4 SJM Losing a stock via assignment The choice of call, based on our willingness to sell, worked well. The stock has declined again, making it a promising candidate for a new round.

Royal Dutch Shell: Diversity and Timing

I have been emphasizing the importance of viewing the program as a portfolio instead of worrying about how you are doing on each trade. To do this successfully you should avoid being overloaded in a single sector. In general, I have no more than two positions (out of fourteen) in the same market sector. Sector timing can also be helpful. Since I view oil prices as near a technical and fundamental support level, this is a good time to add an oil stock.

Let’s see how Royal Dutch Shell (RDS.A) fits the bill.

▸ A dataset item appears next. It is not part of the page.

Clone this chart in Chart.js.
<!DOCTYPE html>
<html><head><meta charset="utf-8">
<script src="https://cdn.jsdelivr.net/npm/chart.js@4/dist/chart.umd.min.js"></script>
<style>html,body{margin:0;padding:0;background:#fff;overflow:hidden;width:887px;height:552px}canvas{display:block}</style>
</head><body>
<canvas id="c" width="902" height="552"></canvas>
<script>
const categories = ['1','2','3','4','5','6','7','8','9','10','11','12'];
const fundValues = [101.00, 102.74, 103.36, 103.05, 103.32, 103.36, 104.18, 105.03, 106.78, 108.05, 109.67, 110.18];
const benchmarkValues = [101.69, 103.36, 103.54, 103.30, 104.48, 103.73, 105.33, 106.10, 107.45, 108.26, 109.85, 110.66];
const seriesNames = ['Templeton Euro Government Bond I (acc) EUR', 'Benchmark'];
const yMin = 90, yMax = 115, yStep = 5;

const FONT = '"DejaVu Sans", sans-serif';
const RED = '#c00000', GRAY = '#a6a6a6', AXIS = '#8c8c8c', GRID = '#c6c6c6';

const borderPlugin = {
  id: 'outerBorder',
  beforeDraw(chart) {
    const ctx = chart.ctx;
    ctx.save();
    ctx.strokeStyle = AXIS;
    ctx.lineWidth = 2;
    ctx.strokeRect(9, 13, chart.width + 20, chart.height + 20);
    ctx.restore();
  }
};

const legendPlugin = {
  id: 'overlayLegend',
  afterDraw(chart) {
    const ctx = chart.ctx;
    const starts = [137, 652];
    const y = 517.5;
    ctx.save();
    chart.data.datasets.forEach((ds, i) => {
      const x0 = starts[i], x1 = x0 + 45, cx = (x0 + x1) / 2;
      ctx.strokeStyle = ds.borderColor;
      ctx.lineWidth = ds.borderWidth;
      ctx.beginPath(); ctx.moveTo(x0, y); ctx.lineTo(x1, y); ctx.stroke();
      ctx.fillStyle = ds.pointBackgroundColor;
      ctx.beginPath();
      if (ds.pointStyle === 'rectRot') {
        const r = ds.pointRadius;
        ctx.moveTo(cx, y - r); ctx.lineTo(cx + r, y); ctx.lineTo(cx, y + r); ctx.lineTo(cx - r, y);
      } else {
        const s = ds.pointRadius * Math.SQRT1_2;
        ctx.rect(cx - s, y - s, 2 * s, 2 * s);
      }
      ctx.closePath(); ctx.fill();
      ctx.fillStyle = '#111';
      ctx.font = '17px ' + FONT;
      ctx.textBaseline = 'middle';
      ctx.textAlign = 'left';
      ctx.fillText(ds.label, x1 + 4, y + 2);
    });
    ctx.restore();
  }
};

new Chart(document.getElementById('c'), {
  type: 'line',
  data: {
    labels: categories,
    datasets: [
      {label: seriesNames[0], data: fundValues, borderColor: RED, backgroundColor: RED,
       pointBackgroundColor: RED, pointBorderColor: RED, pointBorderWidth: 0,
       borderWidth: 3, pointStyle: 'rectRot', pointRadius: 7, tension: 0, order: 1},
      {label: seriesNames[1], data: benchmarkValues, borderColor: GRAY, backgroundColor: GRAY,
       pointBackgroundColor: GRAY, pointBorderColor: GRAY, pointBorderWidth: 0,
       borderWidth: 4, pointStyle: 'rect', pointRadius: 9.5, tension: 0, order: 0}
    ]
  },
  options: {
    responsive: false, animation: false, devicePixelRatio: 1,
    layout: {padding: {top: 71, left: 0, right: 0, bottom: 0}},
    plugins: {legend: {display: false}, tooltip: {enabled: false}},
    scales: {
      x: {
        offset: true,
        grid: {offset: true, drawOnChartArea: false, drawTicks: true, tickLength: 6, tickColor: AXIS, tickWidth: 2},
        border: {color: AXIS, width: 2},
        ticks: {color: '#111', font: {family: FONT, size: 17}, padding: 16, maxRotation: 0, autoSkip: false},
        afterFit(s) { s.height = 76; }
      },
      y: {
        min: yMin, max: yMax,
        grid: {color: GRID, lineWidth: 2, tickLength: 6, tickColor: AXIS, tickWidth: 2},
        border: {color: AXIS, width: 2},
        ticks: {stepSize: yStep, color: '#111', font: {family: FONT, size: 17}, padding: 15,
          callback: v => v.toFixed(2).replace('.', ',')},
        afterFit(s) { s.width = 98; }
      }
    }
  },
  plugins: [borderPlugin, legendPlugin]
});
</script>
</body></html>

Review: Choosing a Suitable Stock

I discuss this more fully in the IBM article (check table above). The best stocks for this approach have the following characteristics:

  • A reasonable dividend – 2.5% or more is fine.
  • A good balance sheet.
  • A reasonable payout ratio, providing confidence that the dividend can be maintained.
  • Limited downside risk.
    • A cheap stock on a P/E basis.
    • Evidence of technical support.

We do not care about the immediate chances for an upside move. We do not care about the “organic” earnings growth versus share buybacks. We do not care if the stock is out of favor or boring.

We seek a safe platform for selling calls. Wherever someone sees a “value trap,” we see a candidate for this program.

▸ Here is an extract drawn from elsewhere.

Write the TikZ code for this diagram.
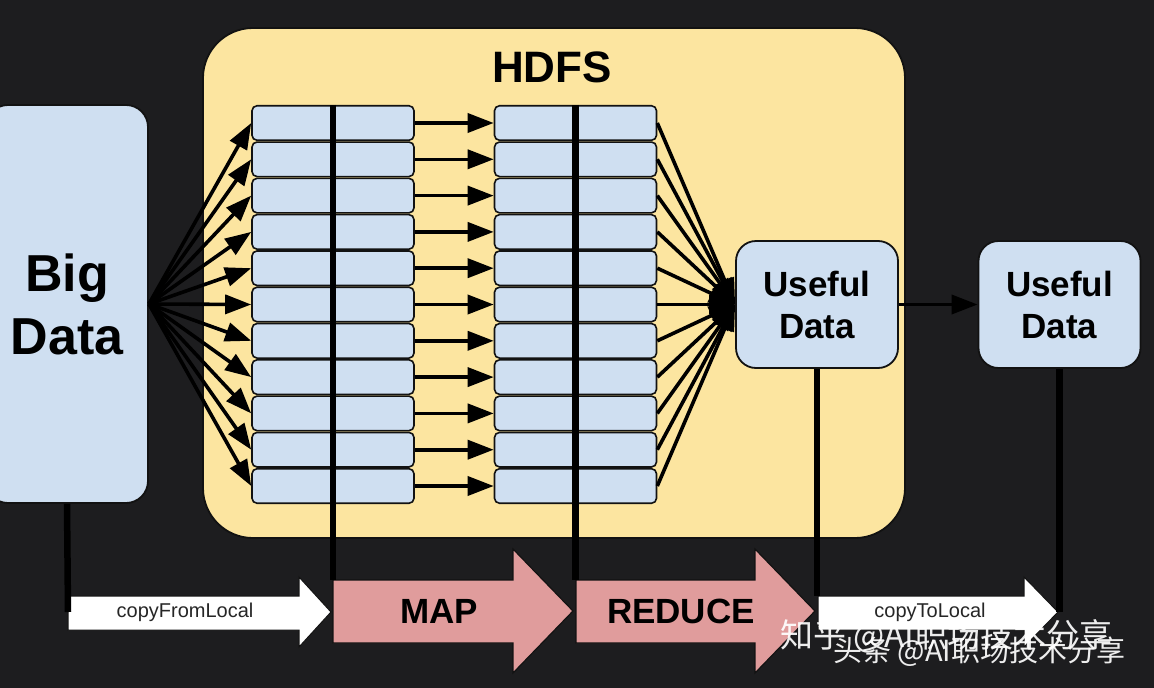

Let’s start with the dividend history for RDS-A. The current level is fine, but the pattern clearly reflects some of the change in oil prices.

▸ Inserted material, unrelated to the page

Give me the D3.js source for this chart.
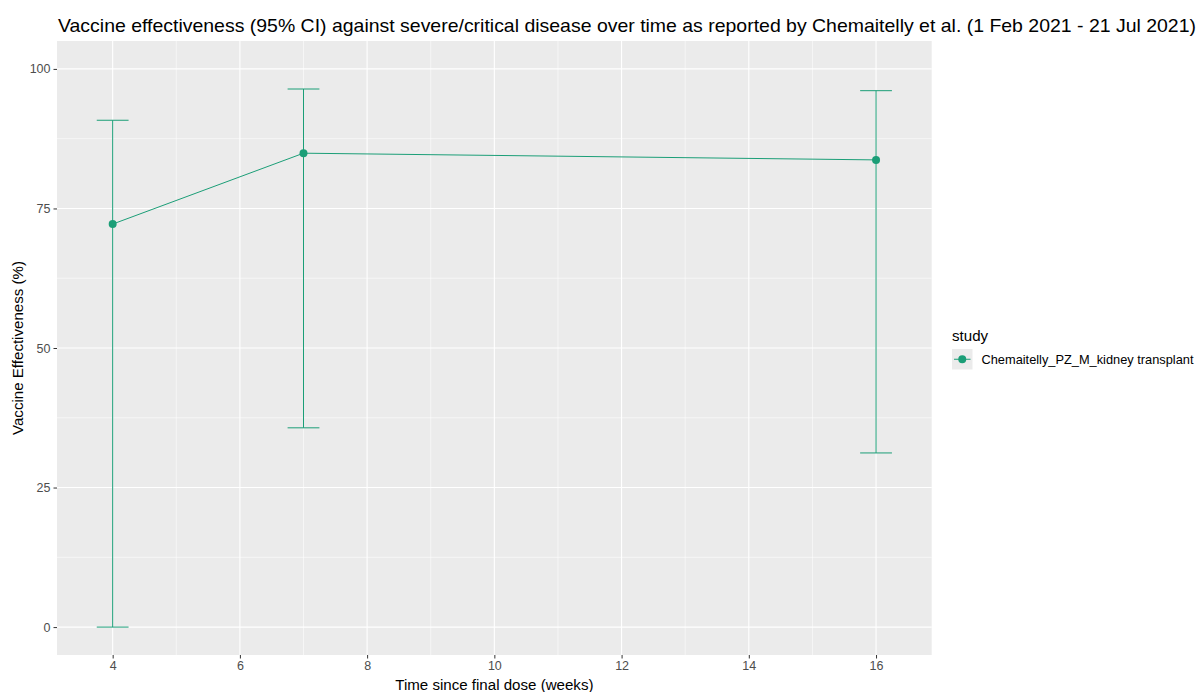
<!DOCTYPE html>
<html>
<head>
<meta charset="utf-8">
<title>Vaccine effectiveness</title>
<style>
  body { margin: 0; background: #fff; }
  svg { display: block; font-family: "Liberation Sans", Arial, sans-serif; }
  .grid-major { stroke: #fff; stroke-width: 1.1px; }
  .grid-minor { stroke: #fff; stroke-width: 0.55px; }
</style>
</head>
<body>
<script src="https://d3js.org/d3.v7.min.js"></script>
<script>
  // data
  var weeks = [4, 7, 16];
  var ve = [72.2, 84.9, 83.7];
  var lower = [0, 35.7, 31.2];
  var upper = [90.8, 96.4, 96.1];
  var study = "Chemaitelly_PZ_M_kidney transplant";
  var xTicks = [4, 6, 8, 10, 12, 14, 16];
  var xMinor = [5, 7, 9, 11, 13, 15];
  var yTicks = [0, 25, 50, 75, 100];
  var yMinor = [12.5, 37.5, 62.5, 87.5];
  var colour = "#1b9e77";

  var width = 1201, height = 692;
  var panel = {left: 57, right: 931.7, top: 41, bottom: 655};

  var svg = d3.select("body").append("svg")
      .attr("width", width)
      .attr("height", height);

  // ggplot-style 5% expansion; errorbar width 0.5
  var x = d3.scaleLinear().domain([3.125, 16.875]).range([panel.left, panel.right]);
  var y = d3.scaleLinear().domain([-5, 105]).range([panel.bottom, panel.top]);

  svg.append("rect")
      .attr("x", panel.left).attr("y", panel.top)
      .attr("width", panel.right - panel.left)
      .attr("height", panel.bottom - panel.top)
      .attr("fill", "#ebebeb");

  var grid = svg.append("g");
  grid.selectAll(".ym").data(yMinor).join("line").attr("class", "grid-minor")
      .attr("x1", panel.left).attr("x2", panel.right)
      .attr("y1", d => y(d)).attr("y2", d => y(d));
  grid.selectAll(".xm").data(xMinor).join("line").attr("class", "grid-minor")
      .attr("y1", panel.top).attr("y2", panel.bottom)
      .attr("x1", d => x(d)).attr("x2", d => x(d));
  grid.selectAll(".yM").data(yTicks).join("line").attr("class", "grid-major")
      .attr("x1", panel.left).attr("x2", panel.right)
      .attr("y1", d => y(d)).attr("y2", d => y(d));
  grid.selectAll(".xM").data(xTicks).join("line").attr("class", "grid-major")
      .attr("y1", panel.top).attr("y2", panel.bottom)
      .attr("x1", d => x(d)).attr("x2", d => x(d));

  // axes
  var xAxis = svg.append("g")
      .attr("transform", "translate(0," + panel.bottom + ")")
      .call(d3.axisBottom(x).tickValues(xTicks).tickSize(3.5).tickPadding(3));
  var yAxis = svg.append("g")
      .attr("transform", "translate(" + panel.left + ",0)")
      .call(d3.axisLeft(y).tickValues(yTicks).tickSize(3.5).tickPadding(3));
  [xAxis, yAxis].forEach(function (a) {
    a.select(".domain").remove();
    a.selectAll(".tick line").attr("stroke", "#333").attr("stroke-width", 1);
    a.selectAll(".tick text").attr("fill", "#4d4d4d")
      .style("font-size", "12.5px").style("font-family", "Liberation Sans, Arial, sans-serif");
  });

  var pts = weeks.map((w, i) => ({w: w, v: ve[i], lo: lower[i], hi: upper[i]}));

  // error bars
  var eb = svg.append("g").attr("stroke", colour).attr("stroke-width", 1).attr("fill", "none");
  var half = 0.25;
  pts.forEach(function (d) {
    eb.append("line").attr("x1", x(d.w)).attr("x2", x(d.w)).attr("y1", y(d.lo)).attr("y2", y(d.hi));
    eb.append("line").attr("x1", x(d.w - half)).attr("x2", x(d.w + half)).attr("y1", y(d.hi)).attr("y2", y(d.hi));
    eb.append("line").attr("x1", x(d.w - half)).attr("x2", x(d.w + half)).attr("y1", y(d.lo)).attr("y2", y(d.lo));
  });

  svg.append("path")
      .datum(pts)
      .attr("fill", "none")
      .attr("stroke", colour)
      .attr("stroke-width", 1)
      .attr("d", d3.line().x(d => x(d.w)).y(d => y(d.v)));

  svg.append("g").selectAll("circle").data(pts).join("circle")
      .attr("cx", d => x(d.w)).attr("cy", d => y(d.v))
      .attr("r", 4).attr("fill", colour);

  // titles
  svg.append("text")
      .attr("x", 58).attr("y", 31.5)
      .attr("fill", "#000")
      .attr("textLength", 1138)
      .attr("lengthAdjust", "spacingAndGlyphs")
      .style("font-size", "18.6px")
      .text("Vaccine effectiveness (95% CI) against severe/critical disease over time as reported by Chemaitelly et al. (1 Feb 2021 - 21 Jul 2021)");

  svg.append("text")
      .attr("x", (panel.left + panel.right) / 2).attr("y", 689.5)
      .attr("text-anchor", "middle")
      .style("font-size", "15.1px")
      .text("Time since final dose (weeks)");

  svg.append("text")
      .attr("transform", "translate(23," + ((panel.top + panel.bottom) / 2) + ") rotate(-90)")
      .attr("text-anchor", "middle")
      .style("font-size", "15.1px")
      .text("Vaccine Effectiveness (%)");

  // legend
  var lg = svg.append("g").attr("transform", "translate(952,330)");
  lg.append("text").attr("x", 0).attr("y", 11).style("font-size", "15.1px").text("study");
  lg.append("rect").attr("x", 0).attr("y", 19).attr("width", 20.5).attr("height", 20.5).attr("fill", "#ebebeb");
  lg.append("line").attr("x1", 2).attr("x2", 18.5).attr("y1", 29.25).attr("y2", 29.25)
      .attr("stroke", colour).attr("stroke-width", 1);
  lg.append("circle").attr("cx", 10.25).attr("cy", 29.25).attr("r", 4).attr("fill", colour);
  lg.append("text").attr("x", 29.5).attr("y", 34).style("font-size", "12.8px").attr("fill", "#000").text(study);
</script>
</body>
</html>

For valuation, I use FAST Graphs to verify that the price is attractive. It looks quite good now and will be even better if oil price upside provides an additional earnings boost.


The Trade

This investment included two elements, both executed on 11/19:

  • We purchased stock at $61.50.
  • We sold the JAN 65 C for eighty-two cents.
  • There is no scheduled dividend before the call expires.

Here is the chart.


Despite the market pressure, we are down only slightly on the stock prices. Our time period is two months, a bit longer than we typically choose. Why? The January choices all looked better than those in December. If the call expires worthless, it will represent an annualized gain of about 8%. In exchange for a slightly lower than usual return on the call sale, we have a potential upside of $3.50 on the stock. If the stock is called away at that price, we’ll have an annualized return on the stock portion of over 40%. This tradeoff reflects our attitude about the stock and sector potential.

Key Lessons

  1. Choosing a stock includes both the standard criteria and how well it fits the portfolio.
  2. Portfolio management includes both diversification and choosing sectors that are trading at support levels.
  3. The call sold can tilt either toward maximizing the premium or allowing more room for appreciation.

Putting It All Together

One advantage of this program in times of market stress is that the checks keep coming. Of our targeted portfolio yield of 9%, 4/5 of it comes from selling calls. Most people can take 5% yield on the original investment and reinvest the rest. The yield payout comes from the dividends and call sales, not from selling our stocks. In that sense, it is like a regular dividend program. An advantage is that if the underlying stocks decline, the reinvested yield increases your position size. You are “buying low.” When stocks are sold (closing above the target price) you are “selling high.”

Can It Work for You?

The RDS.A idea is still a good one, as are some of the past choices. Experience is good, but you should start small while you get the hang of this method.